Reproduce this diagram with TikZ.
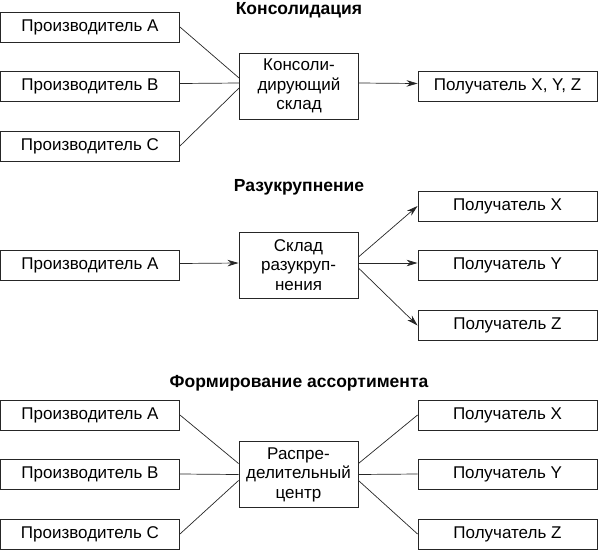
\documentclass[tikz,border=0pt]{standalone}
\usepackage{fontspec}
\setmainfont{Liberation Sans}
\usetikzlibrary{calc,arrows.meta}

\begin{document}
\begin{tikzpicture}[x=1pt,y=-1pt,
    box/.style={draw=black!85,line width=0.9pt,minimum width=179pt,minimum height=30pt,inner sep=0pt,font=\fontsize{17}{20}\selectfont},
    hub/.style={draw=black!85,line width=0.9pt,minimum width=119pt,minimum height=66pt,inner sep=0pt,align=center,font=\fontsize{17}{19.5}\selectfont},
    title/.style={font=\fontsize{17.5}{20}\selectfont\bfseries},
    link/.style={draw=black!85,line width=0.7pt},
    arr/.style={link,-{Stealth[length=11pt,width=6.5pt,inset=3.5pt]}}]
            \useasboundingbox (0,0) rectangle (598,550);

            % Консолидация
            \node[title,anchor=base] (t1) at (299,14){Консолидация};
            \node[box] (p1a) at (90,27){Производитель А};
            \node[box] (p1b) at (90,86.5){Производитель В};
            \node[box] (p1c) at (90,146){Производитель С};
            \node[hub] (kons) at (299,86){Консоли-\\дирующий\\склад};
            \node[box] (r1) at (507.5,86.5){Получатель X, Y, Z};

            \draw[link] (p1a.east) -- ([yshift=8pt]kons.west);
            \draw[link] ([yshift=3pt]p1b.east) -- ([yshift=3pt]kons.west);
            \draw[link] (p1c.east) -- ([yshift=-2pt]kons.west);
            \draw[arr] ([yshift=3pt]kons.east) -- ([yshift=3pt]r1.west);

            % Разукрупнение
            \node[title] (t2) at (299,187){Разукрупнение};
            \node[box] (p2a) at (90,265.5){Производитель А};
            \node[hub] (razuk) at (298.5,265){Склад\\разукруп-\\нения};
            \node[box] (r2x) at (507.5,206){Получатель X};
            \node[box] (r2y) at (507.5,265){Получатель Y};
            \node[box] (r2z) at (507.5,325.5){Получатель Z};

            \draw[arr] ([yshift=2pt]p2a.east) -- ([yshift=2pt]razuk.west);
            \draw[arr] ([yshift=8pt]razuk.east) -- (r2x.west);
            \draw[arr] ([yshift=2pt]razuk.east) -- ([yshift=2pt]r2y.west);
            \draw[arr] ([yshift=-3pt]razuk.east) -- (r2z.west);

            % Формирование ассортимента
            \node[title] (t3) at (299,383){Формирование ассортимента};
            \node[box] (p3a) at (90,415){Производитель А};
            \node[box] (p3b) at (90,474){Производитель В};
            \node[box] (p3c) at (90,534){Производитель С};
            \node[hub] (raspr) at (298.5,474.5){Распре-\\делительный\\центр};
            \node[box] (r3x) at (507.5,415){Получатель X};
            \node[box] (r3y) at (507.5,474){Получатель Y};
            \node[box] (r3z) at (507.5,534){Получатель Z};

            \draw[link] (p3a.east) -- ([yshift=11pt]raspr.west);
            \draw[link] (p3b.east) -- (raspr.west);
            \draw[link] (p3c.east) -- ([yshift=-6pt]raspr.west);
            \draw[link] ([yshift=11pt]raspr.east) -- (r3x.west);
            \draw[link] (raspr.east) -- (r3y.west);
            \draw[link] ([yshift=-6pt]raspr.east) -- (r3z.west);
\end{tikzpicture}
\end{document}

= = = =

Reproduce exactly the run of lines that opens the listing and closes with the line holding "([yshift=3pt]kons.east) -- ([yshift=3pt]r1.west);". Pictures are excluded.

### Exercise solution
Reproduce this diagram with TikZ.
\documentclass[tikz,border=0pt]{standalone}
\usepackage{fontspec}
\setmainfont{Liberation Sans}
\usetikzlibrary{calc,arrows.meta}

\begin{document}
\begin{tikzpicture}[x=1pt,y=-1pt,
    box/.style={draw=black!85,line width=0.9pt,minimum width=179pt,minimum height=30pt,inner sep=0pt,font=\fontsize{17}{20}\selectfont},
    hub/.style={draw=black!85,line width=0.9pt,minimum width=119pt,minimum height=66pt,inner sep=0pt,align=center,font=\fontsize{17}{19.5}\selectfont},
    title/.style={font=\fontsize{17.5}{20}\selectfont\bfseries},
    link/.style={draw=black!85,line width=0.7pt},
    arr/.style={link,-{Stealth[length=11pt,width=6.5pt,inset=3.5pt]}}]
            \useasboundingbox (0,0) rectangle (598,550);

            % Консолидация
            \node[title,anchor=base] (t1) at (299,14){Консолидация};
            \node[box] (p1a) at (90,27){Производитель А};
            \node[box] (p1b) at (90,86.5){Производитель В};
            \node[box] (p1c) at (90,146){Производитель С};
            \node[hub] (kons) at (299,86){Консоли-\\дирующий\\склад};
            \node[box] (r1) at (507.5,86.5){Получатель X, Y, Z};

            \draw[link] (p1a.east) -- ([yshift=8pt]kons.west);
            \draw[link] ([yshift=3pt]p1b.east) -- ([yshift=3pt]kons.west);
            \draw[link] (p1c.east) -- ([yshift=-2pt]kons.west);
            \draw[arr] ([yshift=3pt]kons.east) -- ([yshift=3pt]r1.west);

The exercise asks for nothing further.